GIVEN DATA
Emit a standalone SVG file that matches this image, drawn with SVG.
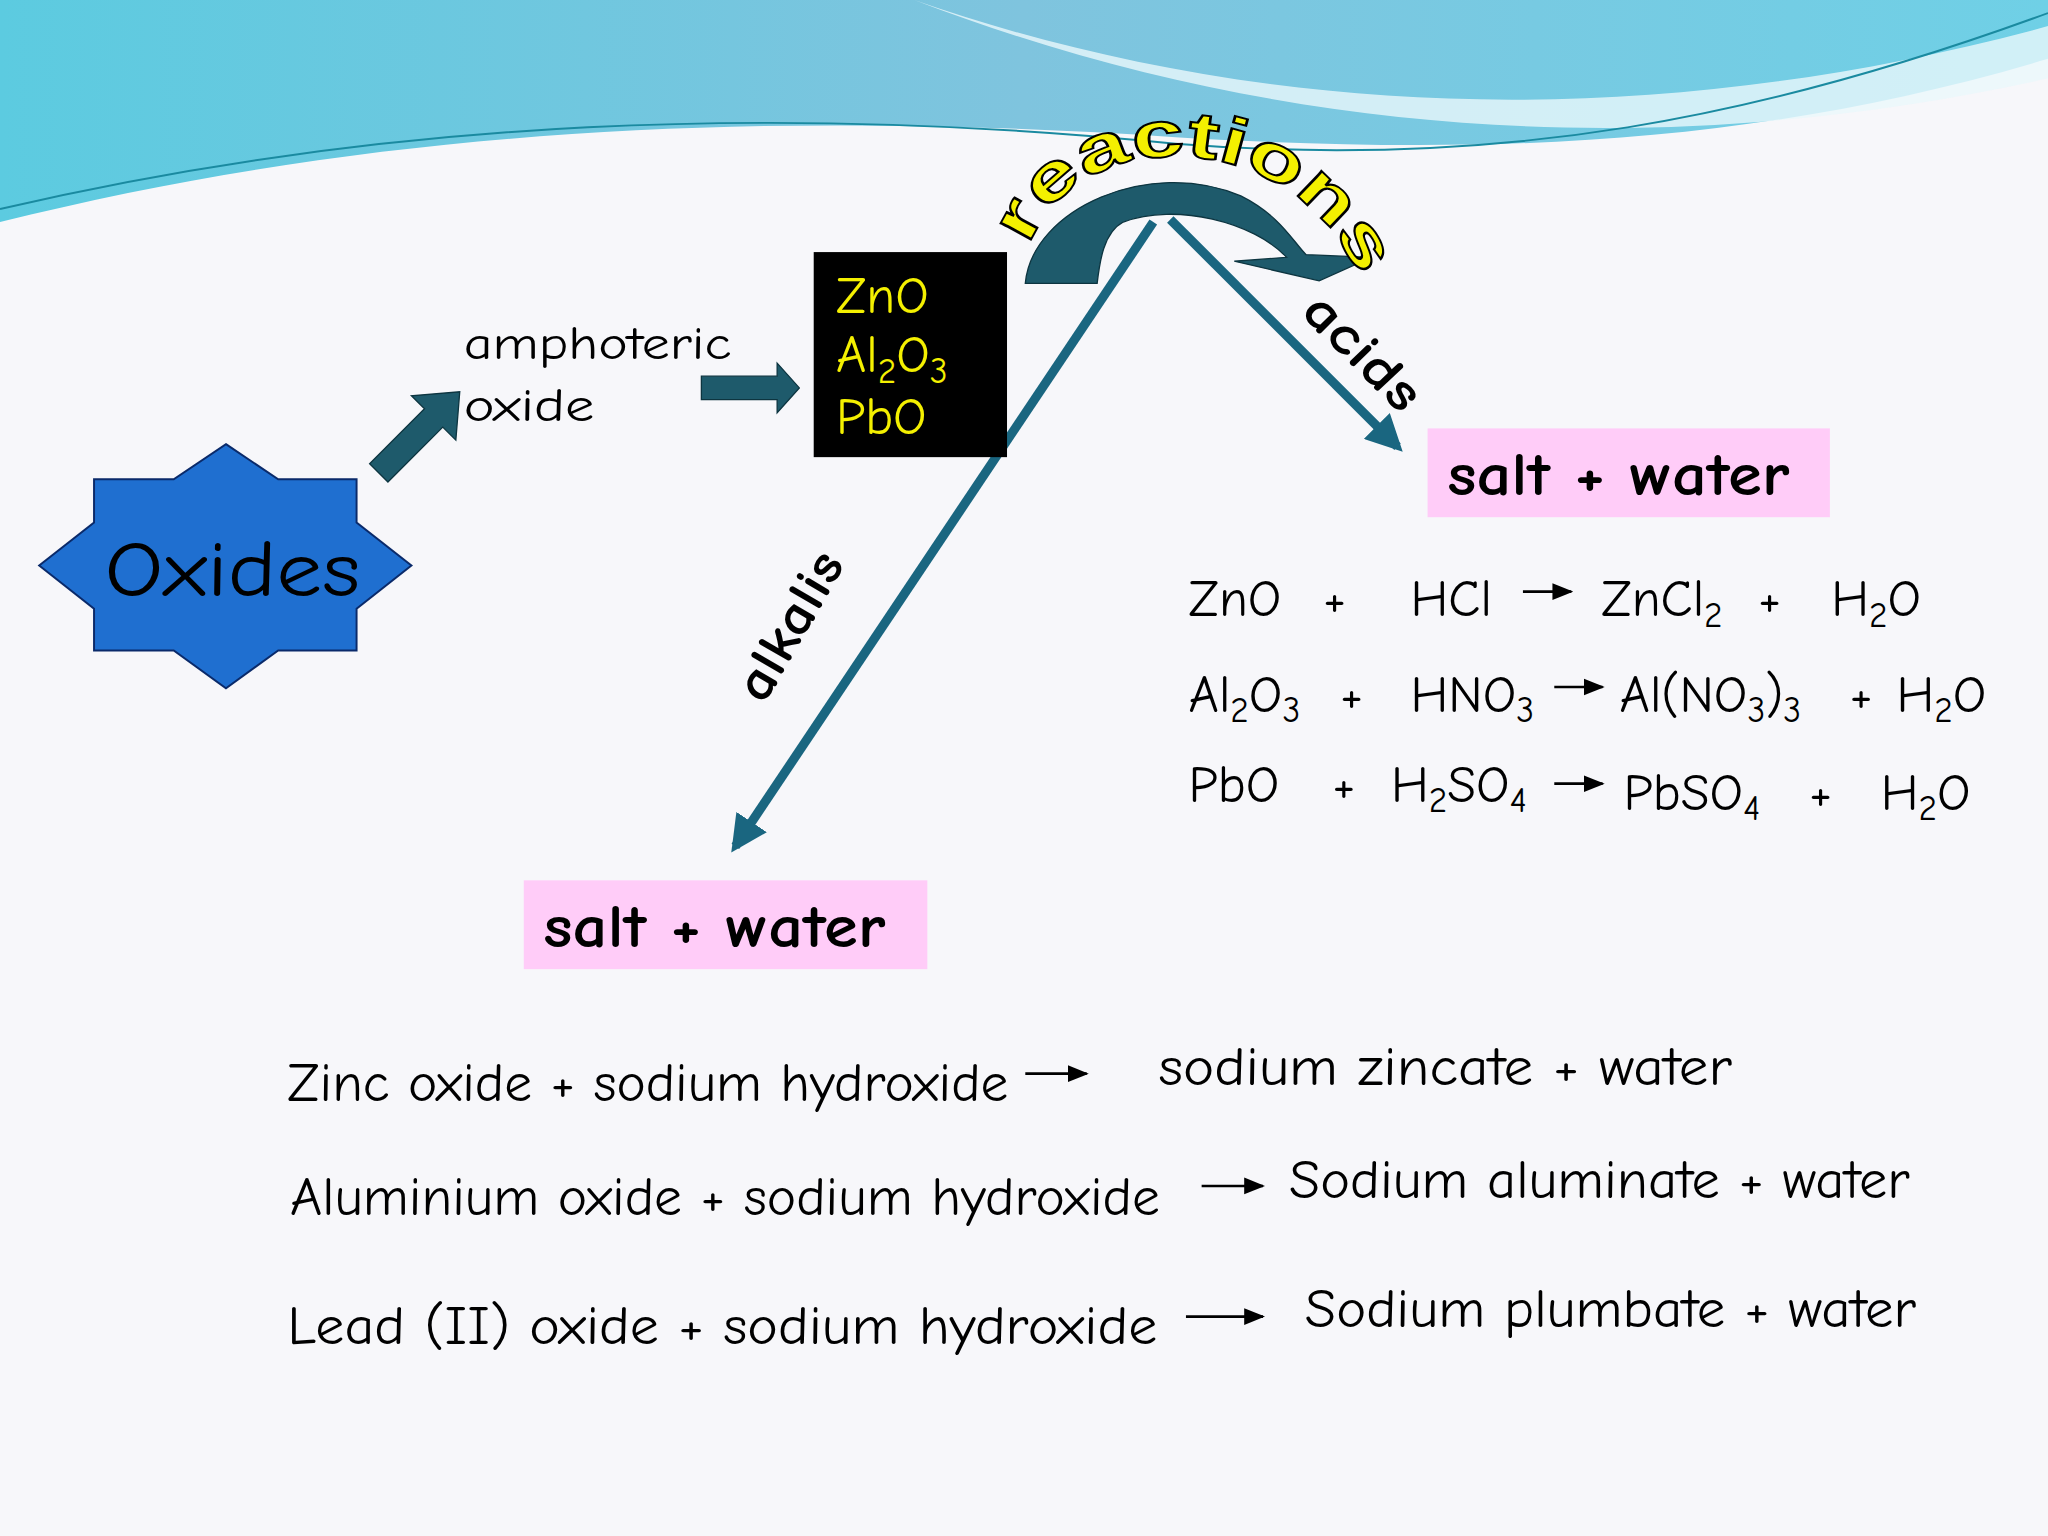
<svg xmlns="http://www.w3.org/2000/svg" width="2048" height="1536" viewBox="0 0 2048 1536">
<defs>
<linearGradient id="sky" x1="0" y1="0" x2="1" y2="0">
<stop offset="0" stop-color="#5ccbe0"/><stop offset="0.5" stop-color="#7fc4de"/><stop offset="1" stop-color="#6fd0e6"/>
</linearGradient>
<marker id="ah" viewBox="0 0 10 10" refX="8" refY="5" markerWidth="4" markerHeight="4" orient="auto"><path d="M0,0 L10,5 L0,10 Z" fill="#1a6680"/></marker>
<marker id="sa" viewBox="0 0 10 10" refX="9" refY="5" markerWidth="8" markerHeight="8" orient="auto"><path d="M0,1 L10,5 L0,9 Z" fill="#000"/></marker>
<path id="arcp" d="M788,188 C820,100 975,90 1035,200"/>
<style>
.t{font-family:"Comic Neue","Liberation Sans",sans-serif;fill:#000}
.eq{font-size:40px}
.bt{font-size:42px}
.sw{font-size:46px;font-weight:bold}
.y{fill:#f4f000;font-size:40px;font-family:"Comic Neue","Liberation Sans",sans-serif}
.s{font-size:27px}
</style>
</defs>
<g transform="scale(1.30612)">
<rect width="1568" height="1176" fill="#f7f7fa"/>
<path d="M0,0 H1568 V45 C1350,110 1150,120 900,105 C600,85 300,95 0,170 Z" fill="url(#sky)"/>
<path d="M700,0 C900,70 1200,120 1568,20 V60 C1300,120 1000,115 700,0 Z" fill="#eaf7fb" opacity="0.8"/>
<path d="M0,160 C300,90 600,80 900,110 C1150,130 1350,90 1568,10" fill="none" stroke="#1a8aa0" stroke-width="1.5"/>
<g id="oxides">
<polygon points="173,340 213,367 273,367 273,400 315,433 273,466 273,498 213,498 173,527 133,498 72,498 72,466 30,433 72,400 72,367 133,367" fill="#1f6fd0" stroke="#0a2a6a" stroke-width="1.5"/>
<text class="t" x="80" y="456" font-size="60" textLength="196" lengthAdjust="spacingAndGlyphs">Oxides</text>
</g>
<g id="connectors">
<polygon points="283,355 325,313 315,303 352,300 349,337 339,327 297,369" fill="#1e5a6b" stroke="#0d3540"/>
<polygon points="537,288 595,288 595,278 612,297 595,316 595,306 537,306" fill="#1e5a6b" stroke="#0d3540"/>
<line x1="883" y1="170" x2="563" y2="648" stroke="#1a6680" stroke-width="7" marker-end="url(#ah)"/>
<line x1="896" y1="168" x2="1070" y2="342" stroke="#1a6680" stroke-width="7" marker-end="url(#ah)"/>
<path d="M785,217 C790,160 880,120 950,150 C980,165 990,185 1000,195 L1050,197 L1010,215 L945,200 L985,197 C960,170 900,155 860,170 C845,178 842,200 840,217 Z" fill="#1e5a6b" stroke="#0d3540"/>
<path d="M785,822 H832" stroke="#000" stroke-width="2" marker-end="url(#sa)"/>
<path d="M920,908 H967" stroke="#000" stroke-width="2" marker-end="url(#sa)"/>
<path d="M908,1008 H967" stroke="#000" stroke-width="2" marker-end="url(#sa)"/>
<path d="M1166,453 H1203" stroke="#000" stroke-width="2" marker-end="url(#sa)"/>
<path d="M1190,526 H1227" stroke="#000" stroke-width="2" marker-end="url(#sa)"/>
<path d="M1190,600 H1227" stroke="#000" stroke-width="2" marker-end="url(#sa)"/>
</g>
<text font-family="Liberation Sans,sans-serif" font-weight="bold" font-size="50" fill="#f4f000" stroke="#000" stroke-width="1.5"><textPath href="#arcp" textLength="318" lengthAdjust="spacingAndGlyphs">reactions</textPath></text>
<g id="amph"><text class="t" x="355" y="275" font-size="36" textLength="205" lengthAdjust="spacingAndGlyphs">amphoteric</text><text class="t" x="355" y="322" font-size="36" textLength="100" lengthAdjust="spacingAndGlyphs">oxide</text></g>
<g id="box">
<rect x="623" y="193" width="148" height="157" fill="#000"/>
<text class="y" x="640" y="240">ZnO</text>
<text class="y" x="640" y="285">Al<tspan class="s" dy="8">2</tspan><tspan dy="-8">O</tspan><tspan class="s" dy="8">3</tspan></text>
<text class="y" x="640" y="332">PbO</text>
</g>
<text class="t" font-size="42" font-weight="bold" transform="translate(995,240) rotate(45)" textLength="110" lengthAdjust="spacingAndGlyphs">acids</text>
<text class="t" font-size="42" font-weight="bold" transform="translate(585,540) rotate(-60)" textLength="125" lengthAdjust="spacingAndGlyphs">alkalis</text>
<g id="sw1"><rect x="1093" y="328" width="308" height="68" fill="#ffccf8"/><text class="t sw" x="1108" y="379" textLength="262" lengthAdjust="spacingAndGlyphs">salt + water</text></g>
<g id="sw2"><rect x="401" y="674" width="309" height="68" fill="#ffccf8"/><text class="t sw" x="416" y="725" textLength="262" lengthAdjust="spacingAndGlyphs">salt + water</text></g>
<g id="eqs">
<text class="t eq" x="910" y="472">ZnO</text><text class="t eq" x="1013" y="472">+</text><text class="t eq" x="1080" y="472">HCl</text>
<text class="t eq" x="1226" y="472">ZnCl<tspan class="s" dy="8">2</tspan></text><text class="t eq" x="1346" y="472">+</text><text class="t eq" x="1402" y="472">H<tspan class="s" dy="8">2</tspan><tspan dy="-8">O</tspan></text>
<text class="t eq" x="910" y="545">Al<tspan class="s" dy="8">2</tspan><tspan dy="-8">O</tspan><tspan class="s" dy="8">3</tspan></text><text class="t eq" x="1026" y="545">+</text>
<text class="t eq" x="1080" y="545">HNO<tspan class="s" dy="8">3</tspan></text>
<text class="t eq" x="1240" y="545">Al(NO<tspan class="s" dy="8">3</tspan><tspan dy="-8">)</tspan><tspan class="s" dy="8">3</tspan></text><text class="t eq" x="1416" y="545">+</text><text class="t eq" x="1452" y="545">H<tspan class="s" dy="8">2</tspan><tspan dy="-8">O</tspan></text>
<text class="t eq" x="910" y="614">PbO</text><text class="t eq" x="1020" y="614">+</text><text class="t eq" x="1065" y="614">H<tspan class="s" dy="8">2</tspan><tspan dy="-8">SO</tspan><tspan class="s" dy="8">4</tspan></text>
<text class="t eq" x="1243" y="620">PbSO<tspan class="s" dy="8">4</tspan></text><text class="t eq" x="1385" y="620">+</text><text class="t eq" x="1440" y="620">H<tspan class="s" dy="8">2</tspan><tspan dy="-8">O</tspan></text>
</g>
<g id="bottom">
<text class="t bt" x="220" y="843" textLength="552" lengthAdjust="spacingAndGlyphs">Zinc oxide + sodium hydroxide</text>
<text class="t bt" x="887" y="831" textLength="439" lengthAdjust="spacingAndGlyphs">sodium zincate  +  water</text>
<text class="t bt" x="222" y="930" textLength="666" lengthAdjust="spacingAndGlyphs">Aluminium oxide  + sodium hydroxide</text>
<text class="t bt" x="987" y="917" textLength="475" lengthAdjust="spacingAndGlyphs">Sodium aluminate  + water</text>
<text class="t bt" x="220" y="1029" textLength="666" lengthAdjust="spacingAndGlyphs">Lead (II)  oxide  + sodium hydroxide</text>
<text class="t bt" x="999" y="1016" textLength="468" lengthAdjust="spacingAndGlyphs">Sodium plumbate  + water</text>
</g>
</g>
</svg>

PROBLEM DESCRIPTION
Transcribe the material as is, with images omitted.

FINAL ANSWER
Emit a standalone SVG file that matches this image, drawn with SVG.
<svg xmlns="http://www.w3.org/2000/svg" width="2048" height="1536" viewBox="0 0 2048 1536">
<defs>
<linearGradient id="sky" x1="0" y1="0" x2="1" y2="0">
<stop offset="0" stop-color="#5ccbe0"/><stop offset="0.5" stop-color="#7fc4de"/><stop offset="1" stop-color="#6fd0e6"/>
</linearGradient>
<marker id="ah" viewBox="0 0 10 10" refX="8" refY="5" markerWidth="4" markerHeight="4" orient="auto"><path d="M0,0 L10,5 L0,10 Z" fill="#1a6680"/></marker>
<marker id="sa" viewBox="0 0 10 10" refX="9" refY="5" markerWidth="8" markerHeight="8" orient="auto"><path d="M0,1 L10,5 L0,9 Z" fill="#000"/></marker>
<path id="arcp" d="M788,188 C820,100 975,90 1035,200"/>
<style>
.t{font-family:"Comic Neue","Liberation Sans",sans-serif;fill:#000}
.eq{font-size:40px}
.bt{font-size:42px}
.sw{font-size:46px;font-weight:bold}
.y{fill:#f4f000;font-size:40px;font-family:"Comic Neue","Liberation Sans",sans-serif}
.s{font-size:27px}
</style>
</defs>
<g transform="scale(1.30612)">
<rect width="1568" height="1176" fill="#f7f7fa"/>
<path d="M0,0 H1568 V45 C1350,110 1150,120 900,105 C600,85 300,95 0,170 Z" fill="url(#sky)"/>
<path d="M700,0 C900,70 1200,120 1568,20 V60 C1300,120 1000,115 700,0 Z" fill="#eaf7fb" opacity="0.8"/>
<path d="M0,160 C300,90 600,80 900,110 C1150,130 1350,90 1568,10" fill="none" stroke="#1a8aa0" stroke-width="1.5"/>
<g id="oxides">
<polygon points="173,340 213,367 273,367 273,400 315,433 273,466 273,498 213,498 173,527 133,498 72,498 72,466 30,433 72,400 72,367 133,367" fill="#1f6fd0" stroke="#0a2a6a" stroke-width="1.5"/>
<text class="t" x="80" y="456" font-size="60" textLength="196" lengthAdjust="spacingAndGlyphs">Oxides</text>
</g>
<g id="connectors">
<polygon points="283,355 325,313 315,303 352,300 349,337 339,327 297,369" fill="#1e5a6b" stroke="#0d3540"/>
<polygon points="537,288 595,288 595,278 612,297 595,316 595,306 537,306" fill="#1e5a6b" stroke="#0d3540"/>
<line x1="883" y1="170" x2="563" y2="648" stroke="#1a6680" stroke-width="7" marker-end="url(#ah)"/>
<line x1="896" y1="168" x2="1070" y2="342" stroke="#1a6680" stroke-width="7" marker-end="url(#ah)"/>
<path d="M785,217 C790,160 880,120 950,150 C980,165 990,185 1000,195 L1050,197 L1010,215 L945,200 L985,197 C960,170 900,155 860,170 C845,178 842,200 840,217 Z" fill="#1e5a6b" stroke="#0d3540"/>
<path d="M785,822 H832" stroke="#000" stroke-width="2" marker-end="url(#sa)"/>
<path d="M920,908 H967" stroke="#000" stroke-width="2" marker-end="url(#sa)"/>
<path d="M908,1008 H967" stroke="#000" stroke-width="2" marker-end="url(#sa)"/>
<path d="M1166,453 H1203" stroke="#000" stroke-width="2" marker-end="url(#sa)"/>
<path d="M1190,526 H1227" stroke="#000" stroke-width="2" marker-end="url(#sa)"/>
<path d="M1190,600 H1227" stroke="#000" stroke-width="2" marker-end="url(#sa)"/>
</g>
<text font-family="Liberation Sans,sans-serif" font-weight="bold" font-size="50" fill="#f4f000" stroke="#000" stroke-width="1.5"><textPath href="#arcp" textLength="318" lengthAdjust="spacingAndGlyphs">reactions</textPath></text>
<g id="amph"><text class="t" x="355" y="275" font-size="36" textLength="205" lengthAdjust="spacingAndGlyphs">amphoteric</text><text class="t" x="355" y="322" font-size="36" textLength="100" lengthAdjust="spacingAndGlyphs">oxide</text></g>
<g id="box">
<rect x="623" y="193" width="148" height="157" fill="#000"/>
<text class="y" x="640" y="240">ZnO</text>
<text class="y" x="640" y="285">Al<tspan class="s" dy="8">2</tspan><tspan dy="-8">O</tspan><tspan class="s" dy="8">3</tspan></text>
<text class="y" x="640" y="332">PbO</text>
</g>
<text class="t" font-size="42" font-weight="bold" transform="translate(995,240) rotate(45)" textLength="110" lengthAdjust="spacingAndGlyphs">acids</text>
<text class="t" font-size="42" font-weight="bold" transform="translate(585,540) rotate(-60)" textLength="125" lengthAdjust="spacingAndGlyphs">alkalis</text>
<g id="sw1"><rect x="1093" y="328" width="308" height="68" fill="#ffccf8"/><text class="t sw" x="1108" y="379" textLength="262" lengthAdjust="spacingAndGlyphs">salt + water</text></g>
<g id="sw2"><rect x="401" y="674" width="309" height="68" fill="#ffccf8"/><text class="t sw" x="416" y="725" textLength="262" lengthAdjust="spacingAndGlyphs">salt + water</text></g>
<g id="eqs">
<text class="t eq" x="910" y="472">ZnO</text><text class="t eq" x="1013" y="472">+</text><text class="t eq" x="1080" y="472">HCl</text>
<text class="t eq" x="1226" y="472">ZnCl<tspan class="s" dy="8">2</tspan></text><text class="t eq" x="1346" y="472">+</text><text class="t eq" x="1402" y="472">H<tspan class="s" dy="8">2</tspan><tspan dy="-8">O</tspan></text>
<text class="t eq" x="910" y="545">Al<tspan class="s" dy="8">2</tspan><tspan dy="-8">O</tspan><tspan class="s" dy="8">3</tspan></text><text class="t eq" x="1026" y="545">+</text>
<text class="t eq" x="1080" y="545">HNO<tspan class="s" dy="8">3</tspan></text>
<text class="t eq" x="1240" y="545">Al(NO<tspan class="s" dy="8">3</tspan><tspan dy="-8">)</tspan><tspan class="s" dy="8">3</tspan></text><text class="t eq" x="1416" y="545">+</text><text class="t eq" x="1452" y="545">H<tspan class="s" dy="8">2</tspan><tspan dy="-8">O</tspan></text>
<text class="t eq" x="910" y="614">PbO</text><text class="t eq" x="1020" y="614">+</text><text class="t eq" x="1065" y="614">H<tspan class="s" dy="8">2</tspan><tspan dy="-8">SO</tspan><tspan class="s" dy="8">4</tspan></text>
<text class="t eq" x="1243" y="620">PbSO<tspan class="s" dy="8">4</tspan></text><text class="t eq" x="1385" y="620">+</text><text class="t eq" x="1440" y="620">H<tspan class="s" dy="8">2</tspan><tspan dy="-8">O</tspan></text>
</g>
<g id="bottom">
<text class="t bt" x="220" y="843" textLength="552" lengthAdjust="spacingAndGlyphs">Zinc oxide + sodium hydroxide</text>
<text class="t bt" x="887" y="831" textLength="439" lengthAdjust="spacingAndGlyphs">sodium zincate  +  water</text>
<text class="t bt" x="222" y="930" textLength="666" lengthAdjust="spacingAndGlyphs">Aluminium oxide  + sodium hydroxide</text>
<text class="t bt" x="987" y="917" textLength="475" lengthAdjust="spacingAndGlyphs">Sodium aluminate  + water</text>
<text class="t bt" x="220" y="1029" textLength="666" lengthAdjust="spacingAndGlyphs">Lead (II)  oxide  + sodium hydroxide</text>
<text class="t bt" x="999" y="1016" textLength="468" lengthAdjust="spacingAndGlyphs">Sodium plumbate  + water</text>
</g>
</g>
</svg>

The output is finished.